Dengan mempertimbangkan faktor seperti pasar tenaga kerja yang menyukai prestasi akademik, diaspora ilmuwan asal Cina yang jumlahnya besar, serta pemerintahan terpusat yang bersedia berinvestasi dalam sains, Yu Xie dkk. bahkan mendaulat, “Dalam tiga dekade terakhir, Cina telah menjadi kontributor utama dalam sains dan teknologi.”
Yang dilakukan pemerintah Cina dalam tiga dekade tersebut, salah satunya, adalah melakukan penguatan terhadap program dan lembaga yang menaungi perkembangan sains dan teknologi.
Pada 1986, pemerintah Cina mendirikan National Natural Science Foundation of China (NSFC). Lembaga ini berwenang untuk memerintah, mengoordinasi, dan mengefektifkan penggunaan anggaran nasional untuk mendukung riset sains dasar, mencari orang-orang berbakat dalam sains dan teknologi, serta mempromosikan kemajuan bidang tersebut untuk pembangunan sosial-ekonomi Cina.
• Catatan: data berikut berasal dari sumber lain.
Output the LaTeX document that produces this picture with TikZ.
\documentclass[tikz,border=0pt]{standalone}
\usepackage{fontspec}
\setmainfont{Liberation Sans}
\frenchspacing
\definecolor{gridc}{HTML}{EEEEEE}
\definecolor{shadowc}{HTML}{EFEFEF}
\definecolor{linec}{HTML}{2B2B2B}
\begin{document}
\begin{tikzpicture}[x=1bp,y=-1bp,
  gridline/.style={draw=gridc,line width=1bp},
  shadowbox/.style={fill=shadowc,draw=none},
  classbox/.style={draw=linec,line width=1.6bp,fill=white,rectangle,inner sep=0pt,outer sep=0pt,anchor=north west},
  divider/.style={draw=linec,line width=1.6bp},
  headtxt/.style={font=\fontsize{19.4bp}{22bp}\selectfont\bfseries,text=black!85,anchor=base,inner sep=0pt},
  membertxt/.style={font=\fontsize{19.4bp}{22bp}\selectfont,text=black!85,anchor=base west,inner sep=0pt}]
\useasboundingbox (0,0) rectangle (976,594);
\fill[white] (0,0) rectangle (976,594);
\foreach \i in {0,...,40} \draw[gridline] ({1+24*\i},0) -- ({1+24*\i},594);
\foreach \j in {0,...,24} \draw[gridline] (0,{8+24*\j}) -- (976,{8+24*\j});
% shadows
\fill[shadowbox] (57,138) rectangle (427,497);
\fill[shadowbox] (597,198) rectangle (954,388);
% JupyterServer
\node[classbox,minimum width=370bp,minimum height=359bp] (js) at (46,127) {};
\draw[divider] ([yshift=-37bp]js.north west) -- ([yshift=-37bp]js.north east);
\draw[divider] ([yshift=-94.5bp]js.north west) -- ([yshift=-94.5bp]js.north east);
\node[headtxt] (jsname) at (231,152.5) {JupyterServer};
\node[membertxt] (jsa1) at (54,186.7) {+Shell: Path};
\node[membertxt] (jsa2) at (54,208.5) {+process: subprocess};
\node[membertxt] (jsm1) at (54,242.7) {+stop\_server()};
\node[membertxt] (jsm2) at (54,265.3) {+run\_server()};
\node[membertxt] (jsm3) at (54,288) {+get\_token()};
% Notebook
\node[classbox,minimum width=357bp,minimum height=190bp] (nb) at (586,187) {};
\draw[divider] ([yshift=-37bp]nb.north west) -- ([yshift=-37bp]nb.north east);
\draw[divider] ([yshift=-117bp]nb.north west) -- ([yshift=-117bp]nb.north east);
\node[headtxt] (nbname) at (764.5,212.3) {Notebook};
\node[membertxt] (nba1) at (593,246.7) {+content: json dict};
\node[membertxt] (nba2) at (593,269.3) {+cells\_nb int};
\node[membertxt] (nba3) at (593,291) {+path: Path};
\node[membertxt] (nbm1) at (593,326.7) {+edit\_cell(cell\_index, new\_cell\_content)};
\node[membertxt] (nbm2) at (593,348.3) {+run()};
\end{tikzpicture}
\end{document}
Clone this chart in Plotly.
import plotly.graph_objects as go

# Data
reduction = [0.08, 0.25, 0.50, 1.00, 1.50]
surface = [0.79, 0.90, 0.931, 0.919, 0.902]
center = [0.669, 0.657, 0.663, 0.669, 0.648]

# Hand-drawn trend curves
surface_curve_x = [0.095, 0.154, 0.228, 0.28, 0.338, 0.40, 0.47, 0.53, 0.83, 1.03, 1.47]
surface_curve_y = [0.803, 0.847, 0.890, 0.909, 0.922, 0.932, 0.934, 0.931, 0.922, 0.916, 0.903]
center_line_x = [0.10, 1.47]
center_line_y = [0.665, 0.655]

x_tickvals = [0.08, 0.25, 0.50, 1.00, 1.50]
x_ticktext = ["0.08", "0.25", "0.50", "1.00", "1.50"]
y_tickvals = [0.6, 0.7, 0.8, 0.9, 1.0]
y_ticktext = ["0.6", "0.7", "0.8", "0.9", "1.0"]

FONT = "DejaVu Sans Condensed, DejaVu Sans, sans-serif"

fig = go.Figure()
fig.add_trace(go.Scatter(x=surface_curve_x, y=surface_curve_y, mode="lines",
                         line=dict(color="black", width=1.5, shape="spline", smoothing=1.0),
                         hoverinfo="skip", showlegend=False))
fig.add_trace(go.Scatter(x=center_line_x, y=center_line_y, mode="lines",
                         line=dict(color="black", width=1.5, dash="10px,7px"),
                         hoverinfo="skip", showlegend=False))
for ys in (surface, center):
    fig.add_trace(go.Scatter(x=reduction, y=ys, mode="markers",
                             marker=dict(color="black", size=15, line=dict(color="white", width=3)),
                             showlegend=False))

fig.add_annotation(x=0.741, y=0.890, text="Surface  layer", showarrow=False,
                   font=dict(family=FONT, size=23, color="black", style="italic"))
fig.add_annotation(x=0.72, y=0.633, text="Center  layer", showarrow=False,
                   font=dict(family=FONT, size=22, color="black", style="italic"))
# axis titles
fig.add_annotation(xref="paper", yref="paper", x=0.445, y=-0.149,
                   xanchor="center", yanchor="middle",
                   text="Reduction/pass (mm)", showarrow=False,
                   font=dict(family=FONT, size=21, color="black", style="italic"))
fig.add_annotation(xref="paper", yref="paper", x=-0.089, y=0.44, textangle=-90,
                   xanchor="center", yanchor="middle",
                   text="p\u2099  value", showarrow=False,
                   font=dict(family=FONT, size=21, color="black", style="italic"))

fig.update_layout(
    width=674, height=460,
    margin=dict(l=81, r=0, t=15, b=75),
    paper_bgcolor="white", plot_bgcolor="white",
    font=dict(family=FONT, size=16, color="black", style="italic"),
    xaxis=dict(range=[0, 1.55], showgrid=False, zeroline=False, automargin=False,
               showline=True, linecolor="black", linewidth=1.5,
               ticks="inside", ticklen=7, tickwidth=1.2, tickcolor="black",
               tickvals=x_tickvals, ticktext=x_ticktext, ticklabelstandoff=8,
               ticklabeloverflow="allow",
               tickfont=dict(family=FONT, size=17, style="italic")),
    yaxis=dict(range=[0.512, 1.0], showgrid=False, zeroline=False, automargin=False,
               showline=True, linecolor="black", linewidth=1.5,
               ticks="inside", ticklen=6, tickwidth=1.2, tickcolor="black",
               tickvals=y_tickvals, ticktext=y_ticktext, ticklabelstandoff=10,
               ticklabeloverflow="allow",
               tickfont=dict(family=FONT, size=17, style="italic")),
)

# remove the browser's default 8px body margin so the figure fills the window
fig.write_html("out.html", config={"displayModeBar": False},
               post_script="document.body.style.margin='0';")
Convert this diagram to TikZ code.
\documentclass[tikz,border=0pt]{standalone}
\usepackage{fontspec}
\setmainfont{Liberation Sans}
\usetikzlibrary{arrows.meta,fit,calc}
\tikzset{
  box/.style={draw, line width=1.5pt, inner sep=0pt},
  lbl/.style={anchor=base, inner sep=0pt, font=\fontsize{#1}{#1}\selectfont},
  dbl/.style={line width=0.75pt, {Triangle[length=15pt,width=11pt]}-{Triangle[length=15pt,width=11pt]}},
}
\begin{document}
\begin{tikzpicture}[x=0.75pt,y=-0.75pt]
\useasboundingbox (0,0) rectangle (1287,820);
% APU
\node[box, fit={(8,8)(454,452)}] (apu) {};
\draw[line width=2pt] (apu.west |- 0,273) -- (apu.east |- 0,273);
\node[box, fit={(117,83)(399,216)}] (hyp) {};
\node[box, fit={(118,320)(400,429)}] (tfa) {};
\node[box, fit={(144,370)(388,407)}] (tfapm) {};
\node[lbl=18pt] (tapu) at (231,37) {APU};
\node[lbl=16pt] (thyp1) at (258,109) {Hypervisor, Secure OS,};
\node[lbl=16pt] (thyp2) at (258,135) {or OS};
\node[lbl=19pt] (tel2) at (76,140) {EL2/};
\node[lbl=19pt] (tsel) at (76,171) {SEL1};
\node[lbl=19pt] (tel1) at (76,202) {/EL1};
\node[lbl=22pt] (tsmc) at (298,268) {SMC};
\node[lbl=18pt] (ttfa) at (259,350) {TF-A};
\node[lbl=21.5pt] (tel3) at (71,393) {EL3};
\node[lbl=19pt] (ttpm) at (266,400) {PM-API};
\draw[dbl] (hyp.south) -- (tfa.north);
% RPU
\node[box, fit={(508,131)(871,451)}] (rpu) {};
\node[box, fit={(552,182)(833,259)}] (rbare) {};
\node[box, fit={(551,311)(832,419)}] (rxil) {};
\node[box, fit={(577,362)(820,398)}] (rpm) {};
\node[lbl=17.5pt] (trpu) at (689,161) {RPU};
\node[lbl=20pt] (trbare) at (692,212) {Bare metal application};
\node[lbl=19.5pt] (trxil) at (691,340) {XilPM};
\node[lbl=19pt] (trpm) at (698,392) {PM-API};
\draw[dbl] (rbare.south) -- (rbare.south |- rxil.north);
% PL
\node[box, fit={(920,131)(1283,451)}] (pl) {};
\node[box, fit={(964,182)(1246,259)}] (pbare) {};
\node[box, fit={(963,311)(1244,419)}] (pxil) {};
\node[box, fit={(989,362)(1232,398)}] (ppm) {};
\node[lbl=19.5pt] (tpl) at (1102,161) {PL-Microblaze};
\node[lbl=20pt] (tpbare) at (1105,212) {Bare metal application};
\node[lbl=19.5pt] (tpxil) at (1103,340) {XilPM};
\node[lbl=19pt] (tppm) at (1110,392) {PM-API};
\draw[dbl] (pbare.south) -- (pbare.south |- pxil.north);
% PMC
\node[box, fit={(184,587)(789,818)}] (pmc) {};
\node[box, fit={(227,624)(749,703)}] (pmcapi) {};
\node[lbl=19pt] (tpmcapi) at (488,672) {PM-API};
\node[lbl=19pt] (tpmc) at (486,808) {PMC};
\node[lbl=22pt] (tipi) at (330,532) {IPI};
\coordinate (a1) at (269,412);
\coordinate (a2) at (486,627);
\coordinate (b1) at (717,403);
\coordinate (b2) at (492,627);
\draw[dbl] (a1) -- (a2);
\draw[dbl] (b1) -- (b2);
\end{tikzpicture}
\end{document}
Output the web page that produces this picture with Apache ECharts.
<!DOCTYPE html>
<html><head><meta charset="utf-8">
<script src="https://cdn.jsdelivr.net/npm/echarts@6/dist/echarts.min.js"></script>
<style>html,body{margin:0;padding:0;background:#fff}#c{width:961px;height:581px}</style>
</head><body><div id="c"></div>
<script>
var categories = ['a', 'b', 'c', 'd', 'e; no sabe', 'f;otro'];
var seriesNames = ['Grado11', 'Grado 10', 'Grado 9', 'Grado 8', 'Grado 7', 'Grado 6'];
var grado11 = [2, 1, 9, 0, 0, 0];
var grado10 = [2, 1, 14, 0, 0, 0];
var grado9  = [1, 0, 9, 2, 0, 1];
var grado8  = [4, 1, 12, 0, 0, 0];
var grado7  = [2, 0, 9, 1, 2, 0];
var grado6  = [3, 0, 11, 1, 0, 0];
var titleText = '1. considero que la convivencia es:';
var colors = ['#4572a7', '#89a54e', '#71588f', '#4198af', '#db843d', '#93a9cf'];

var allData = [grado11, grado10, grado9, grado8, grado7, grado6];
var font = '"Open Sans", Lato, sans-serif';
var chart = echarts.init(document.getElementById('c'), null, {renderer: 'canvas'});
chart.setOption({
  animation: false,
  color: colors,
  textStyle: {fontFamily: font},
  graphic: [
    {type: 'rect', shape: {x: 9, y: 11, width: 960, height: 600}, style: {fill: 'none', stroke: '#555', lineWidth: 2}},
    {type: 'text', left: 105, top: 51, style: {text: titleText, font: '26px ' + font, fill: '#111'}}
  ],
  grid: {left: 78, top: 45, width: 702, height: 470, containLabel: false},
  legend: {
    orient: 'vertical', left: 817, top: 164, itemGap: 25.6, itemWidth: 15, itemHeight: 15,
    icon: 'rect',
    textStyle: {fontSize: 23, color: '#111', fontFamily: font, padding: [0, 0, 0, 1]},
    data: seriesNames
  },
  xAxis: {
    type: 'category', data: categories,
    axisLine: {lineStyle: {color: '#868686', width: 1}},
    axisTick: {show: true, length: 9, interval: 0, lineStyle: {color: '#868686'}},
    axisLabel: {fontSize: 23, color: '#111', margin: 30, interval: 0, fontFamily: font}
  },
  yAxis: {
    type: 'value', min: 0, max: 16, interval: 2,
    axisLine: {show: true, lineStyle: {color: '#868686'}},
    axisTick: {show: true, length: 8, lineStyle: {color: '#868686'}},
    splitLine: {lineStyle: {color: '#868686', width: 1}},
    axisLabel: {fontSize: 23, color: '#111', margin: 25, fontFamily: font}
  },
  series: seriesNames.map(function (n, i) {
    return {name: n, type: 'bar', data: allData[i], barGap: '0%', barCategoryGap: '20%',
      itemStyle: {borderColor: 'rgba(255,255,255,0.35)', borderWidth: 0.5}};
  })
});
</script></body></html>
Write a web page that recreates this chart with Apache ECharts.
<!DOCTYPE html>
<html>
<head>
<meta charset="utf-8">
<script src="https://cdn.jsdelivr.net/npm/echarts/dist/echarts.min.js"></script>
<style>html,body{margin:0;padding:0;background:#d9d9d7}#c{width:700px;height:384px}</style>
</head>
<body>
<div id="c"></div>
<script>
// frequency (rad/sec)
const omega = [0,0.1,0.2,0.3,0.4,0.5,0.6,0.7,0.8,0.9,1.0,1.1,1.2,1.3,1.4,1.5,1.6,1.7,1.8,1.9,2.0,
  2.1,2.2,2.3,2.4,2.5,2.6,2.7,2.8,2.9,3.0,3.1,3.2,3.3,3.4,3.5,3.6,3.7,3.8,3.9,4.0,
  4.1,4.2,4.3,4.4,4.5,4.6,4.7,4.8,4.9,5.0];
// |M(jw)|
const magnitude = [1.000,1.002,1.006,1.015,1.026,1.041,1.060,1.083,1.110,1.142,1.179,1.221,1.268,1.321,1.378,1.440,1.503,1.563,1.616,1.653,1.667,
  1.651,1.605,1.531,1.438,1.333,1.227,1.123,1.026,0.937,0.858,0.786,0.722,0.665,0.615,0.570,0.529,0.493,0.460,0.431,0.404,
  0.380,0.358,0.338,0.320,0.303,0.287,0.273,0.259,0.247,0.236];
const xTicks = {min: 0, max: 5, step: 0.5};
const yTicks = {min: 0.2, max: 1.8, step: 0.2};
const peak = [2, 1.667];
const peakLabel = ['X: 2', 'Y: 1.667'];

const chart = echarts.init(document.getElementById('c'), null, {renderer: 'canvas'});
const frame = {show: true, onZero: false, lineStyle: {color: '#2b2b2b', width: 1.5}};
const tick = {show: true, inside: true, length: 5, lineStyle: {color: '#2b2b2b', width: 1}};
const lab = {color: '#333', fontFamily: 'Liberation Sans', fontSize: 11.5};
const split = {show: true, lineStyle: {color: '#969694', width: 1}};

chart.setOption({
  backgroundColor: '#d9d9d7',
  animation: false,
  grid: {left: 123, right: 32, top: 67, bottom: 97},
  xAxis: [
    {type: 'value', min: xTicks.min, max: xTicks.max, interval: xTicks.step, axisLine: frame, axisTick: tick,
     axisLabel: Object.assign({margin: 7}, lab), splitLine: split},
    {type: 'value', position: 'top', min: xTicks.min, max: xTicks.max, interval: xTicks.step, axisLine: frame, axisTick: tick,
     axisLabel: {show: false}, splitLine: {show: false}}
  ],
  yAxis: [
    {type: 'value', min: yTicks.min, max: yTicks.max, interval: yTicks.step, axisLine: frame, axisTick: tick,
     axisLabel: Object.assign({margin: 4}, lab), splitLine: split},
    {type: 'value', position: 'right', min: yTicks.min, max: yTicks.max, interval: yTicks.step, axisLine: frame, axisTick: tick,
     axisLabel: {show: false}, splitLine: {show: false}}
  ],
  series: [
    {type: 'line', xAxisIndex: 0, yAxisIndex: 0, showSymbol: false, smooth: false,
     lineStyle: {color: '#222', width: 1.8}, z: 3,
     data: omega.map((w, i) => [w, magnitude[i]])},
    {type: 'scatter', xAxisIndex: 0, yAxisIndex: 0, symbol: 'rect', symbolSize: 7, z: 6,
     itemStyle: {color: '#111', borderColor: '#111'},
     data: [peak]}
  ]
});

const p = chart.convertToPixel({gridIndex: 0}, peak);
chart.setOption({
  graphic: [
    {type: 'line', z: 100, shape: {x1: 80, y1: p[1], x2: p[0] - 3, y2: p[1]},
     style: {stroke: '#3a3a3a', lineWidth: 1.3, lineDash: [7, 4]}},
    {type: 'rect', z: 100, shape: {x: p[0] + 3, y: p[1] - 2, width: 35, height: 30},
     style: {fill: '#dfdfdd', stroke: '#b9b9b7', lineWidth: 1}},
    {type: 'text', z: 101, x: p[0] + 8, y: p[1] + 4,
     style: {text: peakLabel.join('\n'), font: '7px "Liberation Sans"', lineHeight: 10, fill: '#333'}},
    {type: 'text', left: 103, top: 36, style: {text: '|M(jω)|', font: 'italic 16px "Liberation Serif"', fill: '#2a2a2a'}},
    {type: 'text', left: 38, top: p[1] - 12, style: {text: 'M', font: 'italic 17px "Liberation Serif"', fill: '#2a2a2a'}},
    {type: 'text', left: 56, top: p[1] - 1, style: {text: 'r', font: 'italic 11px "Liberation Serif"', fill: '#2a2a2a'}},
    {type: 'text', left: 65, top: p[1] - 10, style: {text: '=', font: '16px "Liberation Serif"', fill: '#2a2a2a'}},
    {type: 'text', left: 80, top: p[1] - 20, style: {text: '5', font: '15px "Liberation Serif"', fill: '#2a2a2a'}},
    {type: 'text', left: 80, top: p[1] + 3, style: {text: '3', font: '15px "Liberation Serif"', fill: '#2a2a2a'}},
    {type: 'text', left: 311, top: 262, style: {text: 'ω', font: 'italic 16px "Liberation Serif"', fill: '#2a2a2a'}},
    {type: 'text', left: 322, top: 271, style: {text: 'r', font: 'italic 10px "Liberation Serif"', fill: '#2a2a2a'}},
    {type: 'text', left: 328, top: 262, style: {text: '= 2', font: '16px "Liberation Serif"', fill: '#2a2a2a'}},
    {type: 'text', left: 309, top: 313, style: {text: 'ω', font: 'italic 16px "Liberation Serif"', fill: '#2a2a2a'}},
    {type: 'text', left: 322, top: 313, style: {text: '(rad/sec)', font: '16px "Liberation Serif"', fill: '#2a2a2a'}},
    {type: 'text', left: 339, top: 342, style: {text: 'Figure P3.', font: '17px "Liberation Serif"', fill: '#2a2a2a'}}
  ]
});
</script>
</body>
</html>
Lembaga tersebut didirikan dengan anggaran tahunan 80 juta yuan (setara 13 juta dolar AS) pada 1986. Kemudian, anggaran ini meningkat menjadi 2 miliar yuan pada 2003 (setara 325.000 dolar AS), dan 23,8 miliar yuan (setara 3,87 miliar dolar AS) pada 2013.
Lembaga inilah yang membiayai pembangunan China Jinping Underground Laboratory dan PandaX.
Pada rentang 1996-2000, Cina juga menggelontorkan 2,2 miliar dolar AS untuk program peningkatan kemampuan penelitian di 100 universitas di Cina. Program ini bernama Proyek 211 dan telah dimulai sejak 1995.
Sedangkan untuk membangun universitas kelas dunia, Cina meluncurkan Proyek 985 pada 1998. Dengan program ini, selama 1999-2001, Universitas Peking dan Universitas Tsinghua menerima sekitar 300 juta dolar AS.
Selain itu Cina menyelenggarakan Program 863 atau Rencana Pengembangan Teknologi canggih (High-Tech). Tergambar dalam namanya, program ini bertujuan merangsang pengembangan teknologi canggih termutakhir.